Ce que j’aime chez JCO, c’est qu’on est rarement déçu. Une nouvelle fois elle me bluffe avec son histoire de destin de bonne femme. Meredith Ruth Neukirchen a été trouvée dans les marais agonisante, abandonnée par sa mère folle à lier. Revenue de loin, elle ira également loin, puisqu’elle accèdera au poste de présidente d’une grande université, une première pour une femme. Oubliant sa vie de femme, et sa vie tout court, elle se dévoue tout entière à sa charge, elle doit à ses parents adoptifs quakers un certain humanisme et une grandeur d’âme irréprochable. Sa charge exige d’elle une retenue constante, un recul permanent face au contexte politique et social. Son dévouement absolu et ses convictions personnelles pèseront lourd sur ses épaules, de même que son statut de femme, par forcément accepté par le milieu universitaire dans lequel elle évolue, malgré les idées progressistes qui circulent. Trop de contradictions et de conflits intérieurs vont peu à peu plonger « M.R » dans le délire, jusqu’à confondre le réel et le fantasme. Surmenée physiquement, intellectuellement, et émotionnellement, il lui faudra atteindre ses limites et le burn-out avant d’affronter son passé, son enfance et les non-dits qui ont accompagné son adoption. Le passé de Mudwoman est lourd de questions sans réponses, de souvenirs flous mais intenses. La relation avec ses parents reste ambiguë, car bien qu’aimants et dévoués, le secret et le silence entretenus n’ont pas facilité les choses pour Mudgirl. Le même silence qu’elle doit respecter dans son milieu universitaire, pour ne surtout pas faire de vague, et conserver une neutralité de tous les instants. L’auteur nous donne également un aperçu peu reluisant du milieu universitaire, soi-disant progressiste et moderne, mais finalement très hypocrite.

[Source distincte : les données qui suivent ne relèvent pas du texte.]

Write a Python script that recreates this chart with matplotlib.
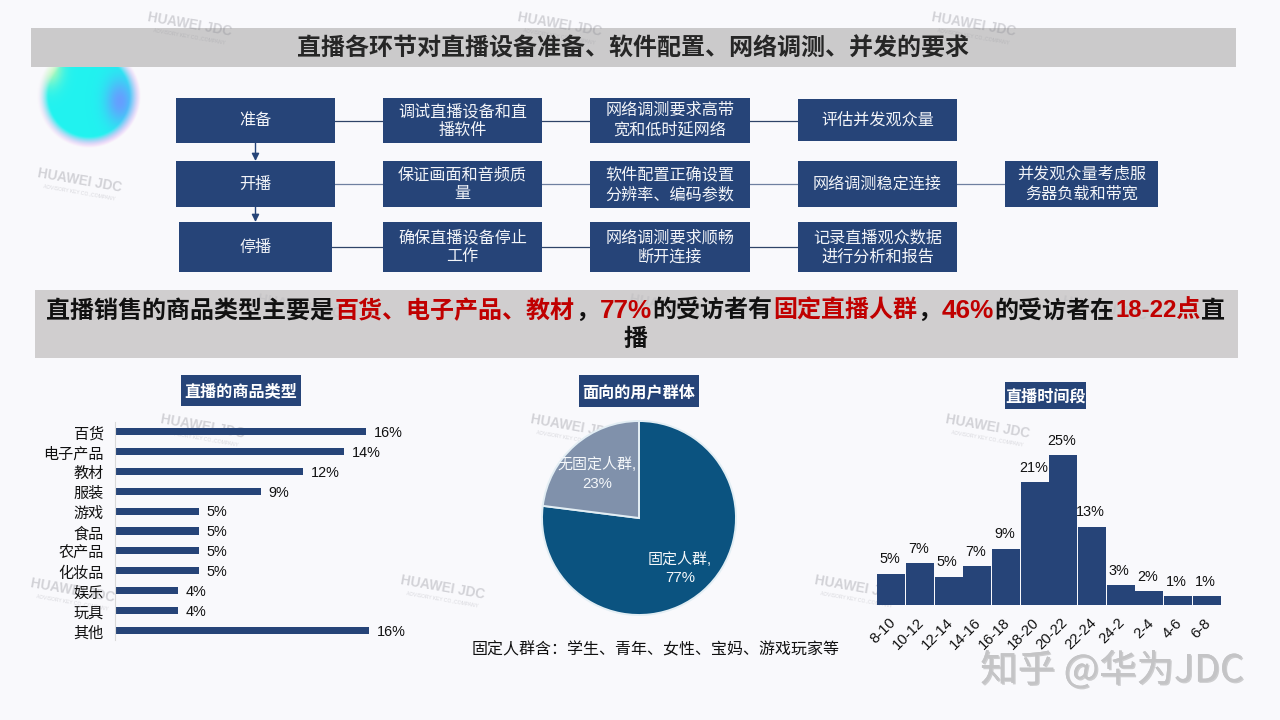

Oates jongle avec le présent et le passé, le réel et le fantasmé. M.R. ne fait plus trop la différence, le lecteur non plus. Le dénouement, s’il est cohérent, n’en demeure pas moins abrupte, laissant le lecteur un peu perplexe, voire carrément sur sa faim. J’aime les fins ouvertes, mais à ce point-là, on frôle l’inachevé. Malgré ce tout petit bémol, Mudwoman reste du très grand Oates, un poil en-deçà cependant, de La fille du fossoyeur ou des Chutes.